Pacey won several entrance scholarships to Victoria College, University of Toronto, where he received a First Class Honours Bachelor of Arts degree in English and Philosophy in 1938. In 1939 he married Mary E. Carson of Ottawa, and the couple had 7 children. Pacey was awarded a Massey Travelling Fellowship to complete his doctorate degree at Cambridge University in 1941.
Dr. Pacey began his university English teaching career in 1940 at Brandon College, University of Manitoba. He came to the University of New Brunswick (UNB) in 1944, where he served as head of the department until 1969, and taught until his death in 1975.
By the nineteen fifties, Dr. Pacey had established himself as one of Canada's leading literary critics and historians, with the publication of scholarly works including Frederick Philip Grove (1945), Creative Writing in Canada: A Short History of English-Canadian Literature (1952, 1961, 1966), and Ten Canadian Poets: A Group of Biographical and Critical Essays (1958, 1966). He was instrumental in promoting Canadian literary studies at UNB and throughout Canada, and was a popular speaker at both scholarly and informal conferences.

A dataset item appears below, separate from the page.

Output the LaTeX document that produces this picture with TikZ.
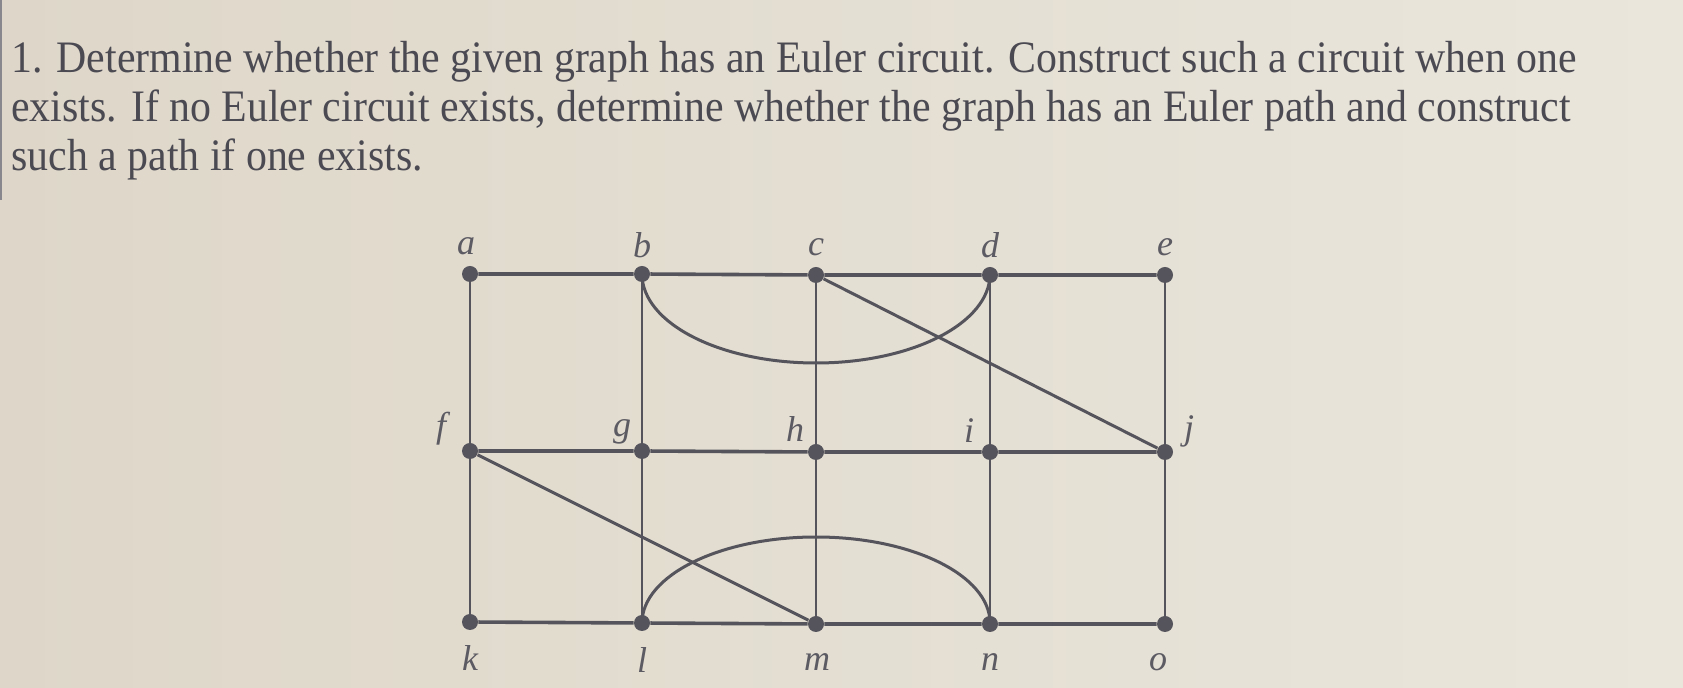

Dr. Pacey also was a creative writer. He authored three children's books, The Cow with the Musical Moo, and Other Verses for Children (1952), Hippity Hobo and the Bee, and Other Verses for Children (1952), and The Cat, the Cow, and the Kangaroo: The Collected Children's Verse of Desmond Pacey (1967). He also published Waken, Lords and Ladies Gay: The Selected Short Stories of Desmond Pacey in 1974. However, it was his pioneering efforts in Canadian literary criticism that brought him national and international acclaim. Other scholarly publications by Dr. Pacey include Ethel Wilson (1968) and Essays in Canadian Criticism (1969). He also edited A Book of Canadian Stories (1947, 1950, 1961, 1967), Our Literary Heritage: An Anthology of Literature in English (1966), Frederick Philip Grove: Critical Views of Canadian Writers (1970), and Selections from Major Canadian Writers (1974), and he co-edited the standard work Literary History of Canada (1965).
One of Dr. Pacey's life-long passions was studying the works of local Fredericton poets such as Bliss Carman and Sir Charles G.D. Roberts and keeping their literary legacies alive. In 1956, he edited The Selected Poems of Sir Charles G.D. Roberts, 1860-1943, followed by the 1974 edition of the Selected Poems of Sir Charles G.D. Roberts. But Pacey's real goal was to publish scholarly editions of both the collected poems and the collected letters of Charles G.D. Roberts, and he obtained a grant from the Canada Council to pursue this research, and over the years, he collected Roberts' letters and supervised the preliminary research. Unfortunately, Dr. Pacey's untimely death in 1975 temporarily halted these projects, but his work was carried on by other researchers. The introductions to both The Collected Letters of Charles G.D. Roberts (1989) and The Collected Poems of Sir Charles G.D. Roberts: A Critical Edition (1985) pay tribute to Pacey's principal role in bringing these works to fruition.
In addition to his extensive book publications, Dr. Pacey also wrote approximately thirty short stories, scholarly journal articles and book, film, and play reviews, and he contributed articles to several encyclopedias.
Dr. Pacey's administrative and teaching career at the University of New Brunswick (UNB) was equally as distinguished as his literary career. He served as Secretary of the Faculty from 1952 to 1969 and as Acting Dean of Arts from 1955 to 1956. From 1960 to 1970, Dr. Pacey worked to expand the graduate studies program at UNB, particularly in his position as Dean of Graduate Studies. In 1970, he became Vice President Academic, and from 1972-1973 he served simultaneously as Acting President.
Dr. Pacey actively participated in a wide variety of organizations and on various committees. At UNB, he served as the first Chair of the local Humanities Association, Chair of the Library Committee, Chair of the Founders' Day Committee, President of the Faculty Club, Associated Editor and Chair of the Editorial Board of The Fiddlehead, and on many other committees.
Dr. Pacey's achievements were recognized throughout his long and distinguished career. In 1955 he was elected a Fellow of the Royal Society of Canada, and in 1972 was awarded the Lorne Pierce Medal of the Royal Society of Canada for his "distinguished contribution to Canadian literature." Both Mount Allison University and the University of New Brunswick conferred honorary degrees on Dr. Pacey in 1973, just two years prior to his death in 1975.